Head to Head: Which Wallet Wins for Whom
| Feature | Apple Pay / Wallet | Google Wallet | Samsung Wallet | PayPal / Venmo |
|---|---|---|---|---|
| Devices | iPhone, Watch, iPad, Mac | Most Android, Wear OS | Samsung Galaxy | Any (app-based) |
| In-store tap-to-pay | Excellent | Excellent | Excellent | Limited |
| Digital driver's license | Yes, expanding states | Yes, expanding states | Yes, select states | No |
| Car keys | Yes (UWB + NFC) | Yes (growing list) | Yes (Galaxy-first) | No |
| Transit cards | Yes, Express Mode | Yes | Yes | No |
| P2P payments | Apple Cash, Tap to Cash | Google Pay balance | Samsung Pay Cash | Best in class |
| Store-anything passes | Limited | Yes, any barcode/doc | Yes | No |
| Privacy posture | Strongest (on-device) | Good, cloud-tied | Good | Transaction data retained |
The honest verdict:
- iPhone owner? Apple Pay, full stop. The integration depth and privacy model are unmatched.
- Galaxy owner? Samsung Wallet first, Google Wallet as the fallback for anything Samsung doesn't cover.
- Any other Android? Google Wallet, which is now within arm's reach of Apple on features.
- Heavy online shopper or bill-splitter? Layer PayPal or Venmo on top of whichever tap-to-pay wallet matches your phone.
The Takeaway
The digital wallet race no longer has a single winner — it has a winner per ecosystem, and the real loser is the leather one in your pocket. Payments are solved; the 2026 battleground is identity, keys, and credentials, where Apple currently leads on polish and privacy while Google leads on reach and flexibility.

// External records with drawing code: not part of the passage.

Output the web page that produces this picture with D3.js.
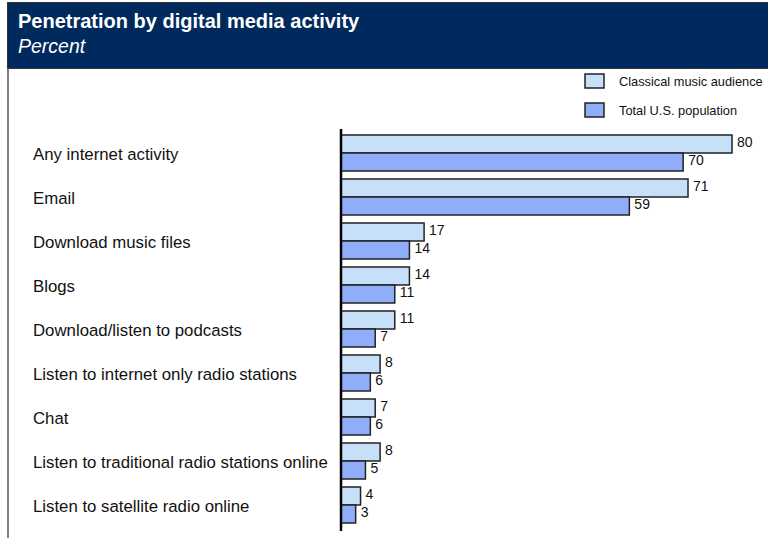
<!DOCTYPE html>
<html>
<head>
<meta charset="utf-8">
<script src="https://cdn.jsdelivr.net/npm/d3@7"></script>
<style>
  html, body { margin: 0; padding: 0; background: #fff; }
  svg { display: block; font-family: "Liberation Sans", Arial, sans-serif; }
</style>
</head>
<body>
<svg id="chart" width="768" height="538"></svg>
<script>
// Activities, top to bottom
const categories = [
  "Any internet activity",
  "Email",
  "Download music files",
  "Blogs",
  "Download/listen to podcasts",
  "Listen to internet only radio stations",
  "Chat",
  "Listen to traditional radio stations online",
  "Listen to satellite radio online"
];
const seriesNames = ["Classical music audience", "Total U.S. population"];
const classicalValues = [80, 71, 17, 14, 11, 8, 7, 8, 4];
const totalUSValues   = [70, 59, 14, 11, 7, 6, 6, 5, 3];
const seriesColors = ["#C7E0FA", "#8FADF9"];

const svg = d3.select("#chart");
const W = 768, H = 538;

// Header band
svg.append("rect")
  .attr("x", 7.5).attr("y", 2.5).attr("width", W).attr("height", 66)
  .attr("fill", "#002A5E").attr("stroke", "#333").attr("stroke-width", 1);
svg.append("text")
  .attr("x", 18).attr("y", 28)
  .attr("fill", "#fff").attr("font-weight", "bold").attr("font-size", 20)
  .text("Penetration by digital media activity");
svg.append("text")
  .attr("x", 18).attr("y", 53)
  .attr("fill", "#fff").attr("font-style", "italic").attr("font-size", 19.5)
  .text("Percent");

// Left frame edge of the body
svg.append("line")
  .attr("x1", 8).attr("x2", 8).attr("y1", 68).attr("y2", H)
  .attr("stroke", "#555").attr("stroke-width", 1.5);

// Scales
const x = d3.scaleLinear().domain([0, 80]).range([341, 732]);
const y = d3.scaleBand().domain(categories).range([135, 523]).paddingInner(8 / 44).paddingOuter(0);
const ySub = d3.scaleBand().domain(seriesNames).range([0, y.bandwidth()]);

const rows = categories.map((c, i) => ({
  cat: c,
  vals: [
    { s: seriesNames[0], v: classicalValues[i], color: seriesColors[0] },
    { s: seriesNames[1], v: totalUSValues[i], color: seriesColors[1] }
  ]
}));

// Category labels
svg.append("g").selectAll("text")
  .data(categories).join("text")
  .attr("x", 33)
  .attr("y", d => y(d) + y.bandwidth() / 2 + 7)
  .attr("font-size", 16.8)
  .attr("fill", "#111")
  .text(d => d);

// Bars
const groups = svg.append("g").selectAll("g")
  .data(rows).join("g")
  .attr("transform", d => `translate(0,${y(d.cat)})`);

groups.selectAll("rect")
  .data(d => d.vals).join("rect")
  .attr("x", x(0))
  .attr("y", d => ySub(d.s))
  .attr("width", d => x(d.v) - x(0))
  .attr("height", ySub.bandwidth())
  .attr("fill", d => d.color)
  .attr("stroke", "#222")
  .attr("stroke-width", 1.5);

groups.selectAll("text")
  .data(d => d.vals).join("text")
  .attr("x", d => x(d.v) + 5)
  .attr("y", d => ySub(d.s) + ySub.bandwidth() / 2 + 3)
  .attr("font-size", 14)
  .attr("fill", "#111")
  .text(d => d.v);

// Axis line
svg.append("line")
  .attr("x1", x(0)).attr("x2", x(0)).attr("y1", 129).attr("y2", 531)
  .attr("stroke", "#000").attr("stroke-width", 2.5);

// Legend
const legend = svg.append("g").selectAll("g")
  .data(seriesNames).join("g")
  .attr("transform", (d, i) => `translate(585,${74 + i * 29})`);
legend.append("rect")
  .attr("width", 19).attr("height", 14)
  .attr("fill", (d, i) => seriesColors[i])
  .attr("stroke", "#222").attr("stroke-width", 1.5);
legend.append("text")
  .attr("x", 34).attr("y", 12)
  .attr("font-size", 12.8)
  .attr("fill", "#111")
  .text(d => d);
</script>
</body>
</html>
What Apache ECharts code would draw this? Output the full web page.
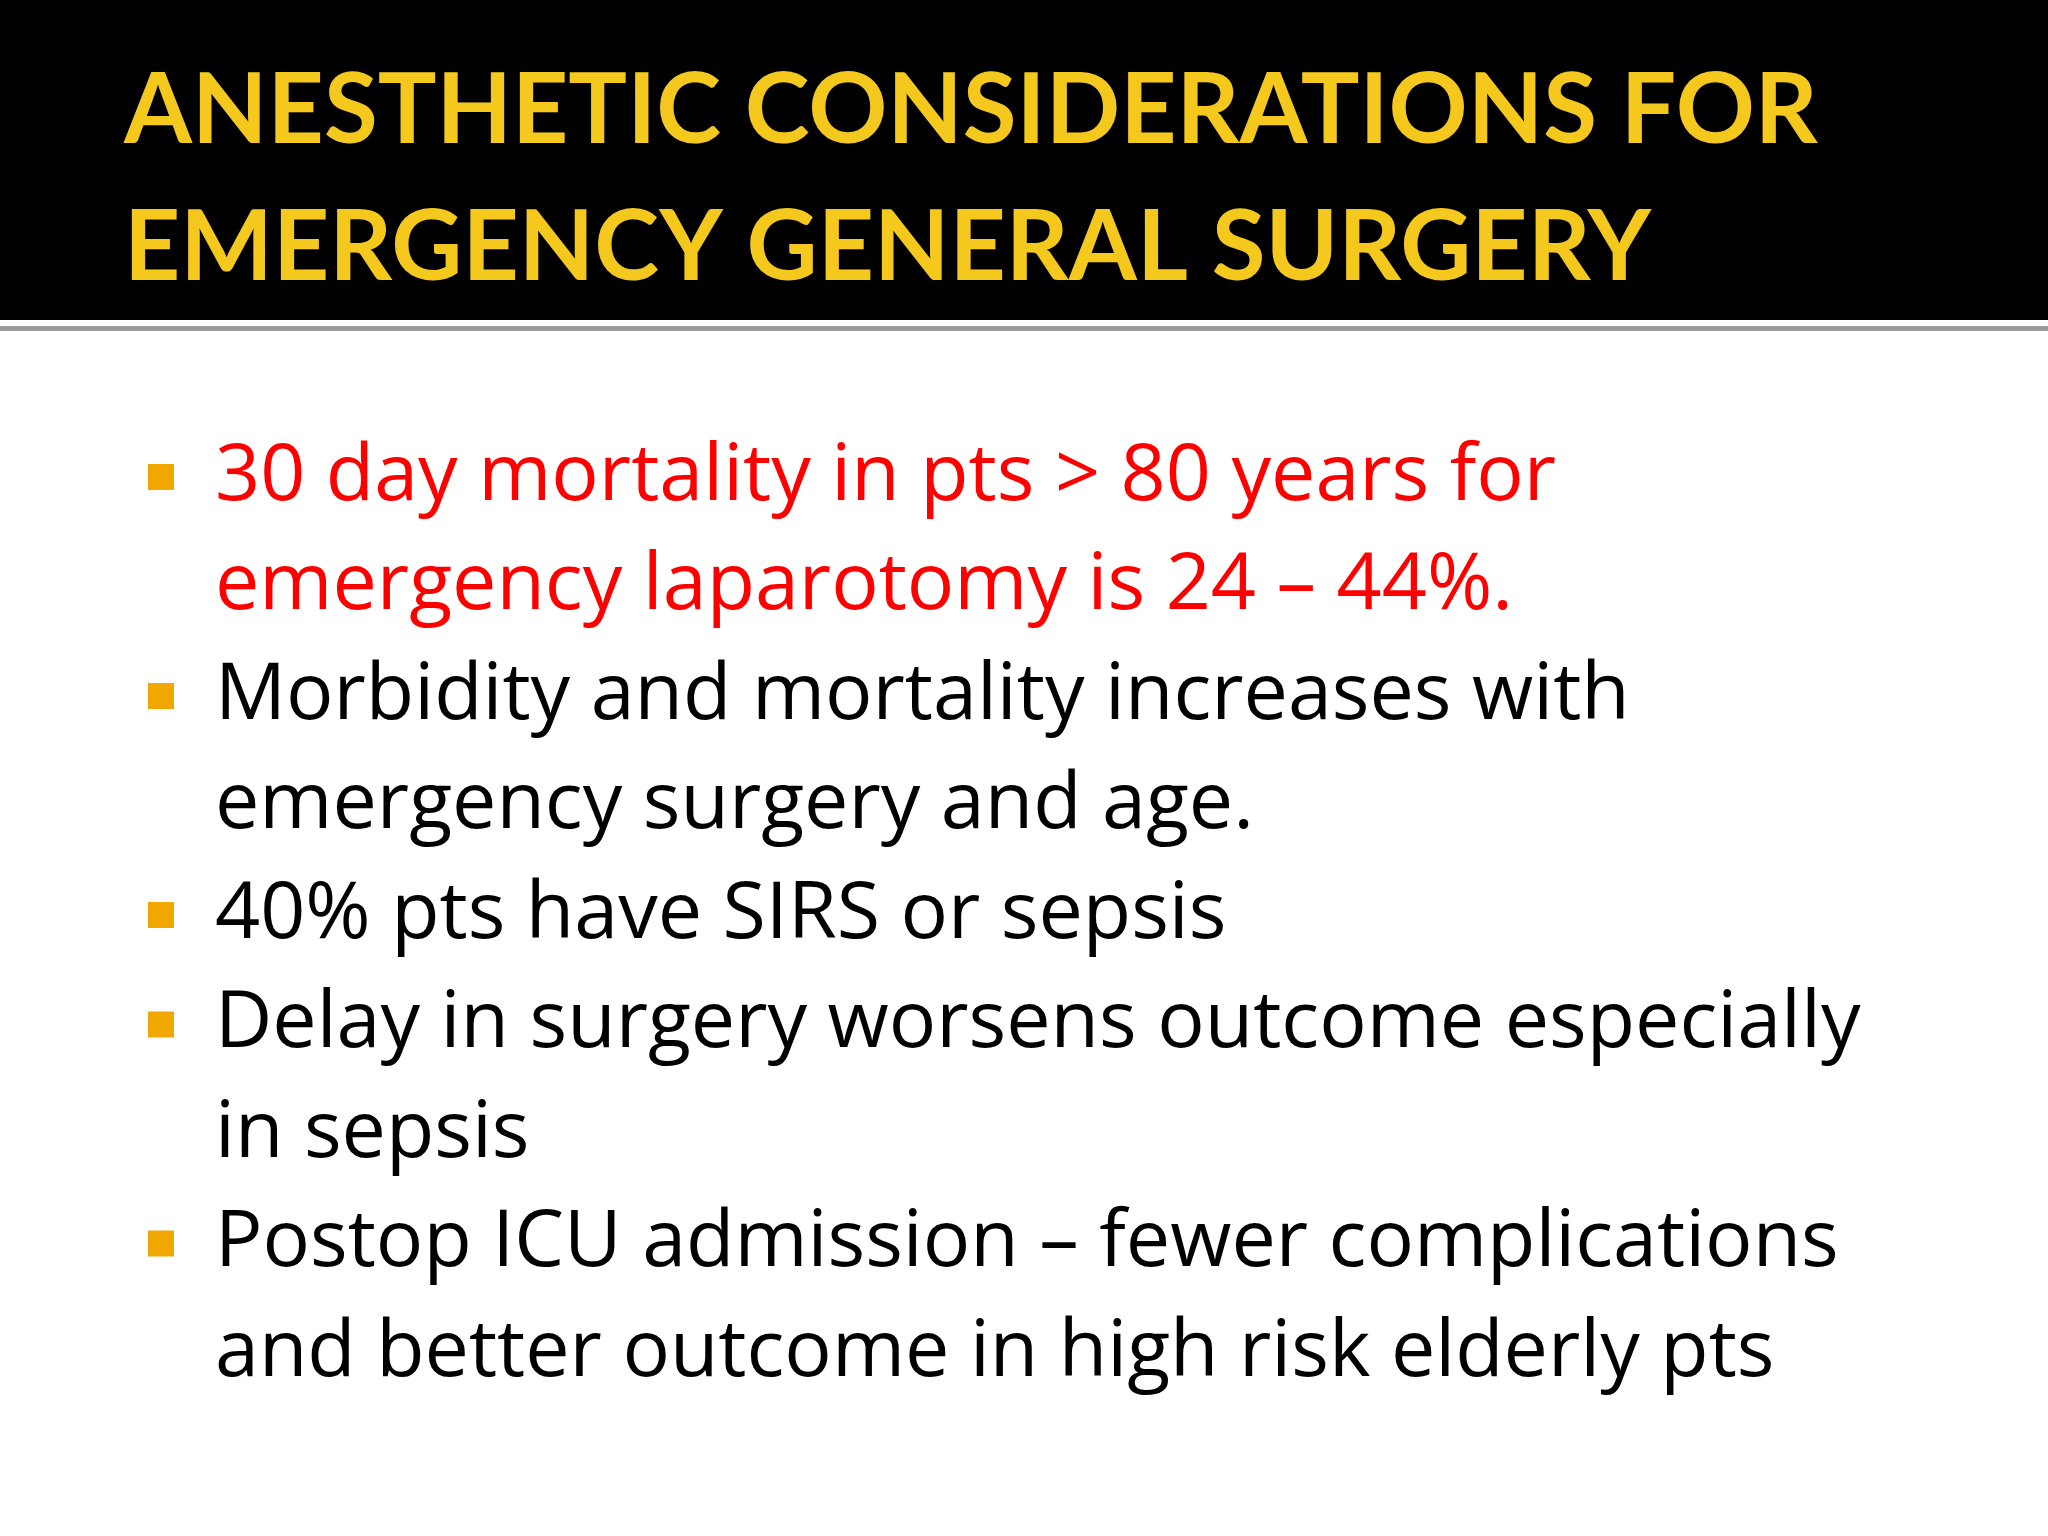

The key takeaway: pick the wallet native to your phone, load it beyond payments — ID, transit, keys, loyalty — and protect the device like the vault it has become. Tokenization already made your phone safer than your plastic. The sooner you treat it as your primary wallet rather than a backup, the sooner you get the benefits the technology has quietly been delivering for years.